RECORDED INFORMATION:
%%

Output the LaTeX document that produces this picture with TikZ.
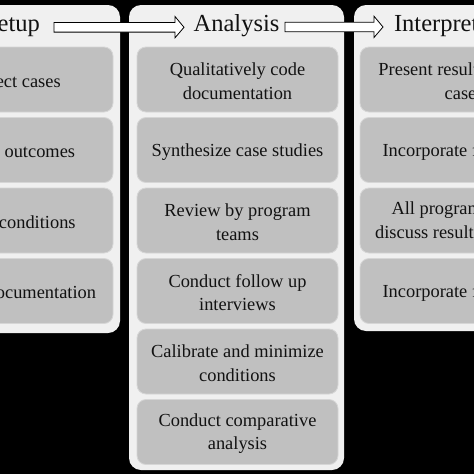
\documentclass[tikz,border=0pt]{standalone}
\usepackage{fontspec}
\setmainfont{Liberation Serif}
\usetikzlibrary{calc}
\definecolor{panelc}{RGB}{240,240,240}
\definecolor{boxc}{RGB}{192,192,192}
\definecolor{rimc}{RGB}{214,214,214}
\definecolor{inkc}{RGB}{18,18,18}
\tikzset{
  panel/.style={fill=panelc, rounded corners=12pt},
  stepbox/.style={fill=boxc, draw=rimc, line width=0.8pt, rounded corners=9pt, inner sep=0pt},
  steptext/.style={align=center, text=inkc, font=\fontsize{18.4}{23.5}\selectfont, inner sep=0pt},
  title/.style={anchor=base, text=inkc, font=\fontsize{24.5}{28}\selectfont, inner sep=0pt},
  blockarrow/.style={fill=white, draw=black, line width=0.8pt, line join=miter}
}
\newcommand\mybox[6]{%
  \node[stepbox, minimum width={(#4)-(#2)}, minimum height={(#5)-(#3)}]
    (#1) at ({((#2)+(#4))/2},{((#3)+(#5))/2}) {};
  \node[steptext, yshift=-1.6pt] (#1t) at (#1.center) {#6};}
\newcommand\blockarr[2]{%
  \draw[blockarrow] ($(#1)+(0,-4.8)$) -- ($(#2)+(-9,-4.8)$) -- ($(#2)+(-9,-10.8)$)
    -- (#2) -- ($(#2)+(-9,10.5)$) -- ($(#2)+(-9,4.8)$) -- ($(#1)+(0,4.8)$) -- cycle;}
\begin{document}
\begin{tikzpicture}[x=1pt,y=-1pt]
\useasboundingbox (0,0) rectangle (474,474);
\clip (0,0) rectangle (474,474);
\fill[black] (0,0) rectangle (474,474);

% panels
\path[panel] (-96,5) rectangle (120,333);
\path[panel] (129,5) rectangle (344,470);
\path[panel] (354,5) rectangle (570,331);

% titles
\node[title] (tsetup) at (12,31.7) {Setup};
\node[title] (tanalysis) at (236.5,31.7) {Analysis};
\node[title] (tinterp) at (460.7,31.7) {Interpretation};

% left column
\mybox{l1}{-80}{47}{113}{112}{Select cases}
\mybox{l2}{-88}{117.5}{113}{182.5}{Define outcomes}
\mybox{l3}{-88}{188}{113}{253}{Select conditions}
\mybox{l4}{-88}{258.5}{113}{323.5}{Collect documentation}

% middle column
\mybox{m1}{137}{47}{338}{112}{Qualitatively code\\documentation}
\mybox{m2}{137}{117.5}{338}{182.5}{Synthesize case studies}
\mybox{m3}{137}{188}{338}{253}{Review by program\\teams}
\mybox{m4}{137}{258.5}{338}{323.5}{Conduct follow up\\interviews}
\mybox{m5}{137}{329}{338}{394}{Calibrate and minimize\\conditions}
\mybox{m6}{137}{399.5}{338}{464.5}{Conduct comparative\\analysis}

% right column
\mybox{r1}{360}{47}{561}{112}{Present results to each\\case}
\mybox{r2}{360}{117.5}{561}{182.5}{Incorporate feedback}
\mybox{r3}{360}{188}{561}{253}{All program teams\\discuss results together}
\mybox{r4}{360}{258.5}{561}{323.5}{Incorporate feedback}

% arrows between titles
\coordinate (a1s) at (54,27.3);
\coordinate (a1e) at (184,27.3);
\coordinate (a2s) at (285,27);
\coordinate (a2e) at (383,27);
\blockarr{a1s}{a1e}
\blockarr{a2s}{a2e}
\end{tikzpicture}
\end{document}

%%

Only lines belong in the copy: transcribe those from the start of the data through the line that contains "(354,5) rectangle (570,331);", and skip the pictures.

WORKED SOLUTION:
Output the LaTeX document that produces this picture with TikZ.
\documentclass[tikz,border=0pt]{standalone}
\usepackage{fontspec}
\setmainfont{Liberation Serif}
\usetikzlibrary{calc}
\definecolor{panelc}{RGB}{240,240,240}
\definecolor{boxc}{RGB}{192,192,192}
\definecolor{rimc}{RGB}{214,214,214}
\definecolor{inkc}{RGB}{18,18,18}
\tikzset{
  panel/.style={fill=panelc, rounded corners=12pt},
  stepbox/.style={fill=boxc, draw=rimc, line width=0.8pt, rounded corners=9pt, inner sep=0pt},
  steptext/.style={align=center, text=inkc, font=\fontsize{18.4}{23.5}\selectfont, inner sep=0pt},
  title/.style={anchor=base, text=inkc, font=\fontsize{24.5}{28}\selectfont, inner sep=0pt},
  blockarrow/.style={fill=white, draw=black, line width=0.8pt, line join=miter}
}
\newcommand\mybox[6]{%
  \node[stepbox, minimum width={(#4)-(#2)}, minimum height={(#5)-(#3)}]
    (#1) at ({((#2)+(#4))/2},{((#3)+(#5))/2}) {};
  \node[steptext, yshift=-1.6pt] (#1t) at (#1.center) {#6};}
\newcommand\blockarr[2]{%
  \draw[blockarrow] ($(#1)+(0,-4.8)$) -- ($(#2)+(-9,-4.8)$) -- ($(#2)+(-9,-10.8)$)
    -- (#2) -- ($(#2)+(-9,10.5)$) -- ($(#2)+(-9,4.8)$) -- ($(#1)+(0,4.8)$) -- cycle;}
\begin{document}
\begin{tikzpicture}[x=1pt,y=-1pt]
\useasboundingbox (0,0) rectangle (474,474);
\clip (0,0) rectangle (474,474);
\fill[black] (0,0) rectangle (474,474);

% panels
\path[panel] (-96,5) rectangle (120,333);
\path[panel] (129,5) rectangle (344,470);
\path[panel] (354,5) rectangle (570,331);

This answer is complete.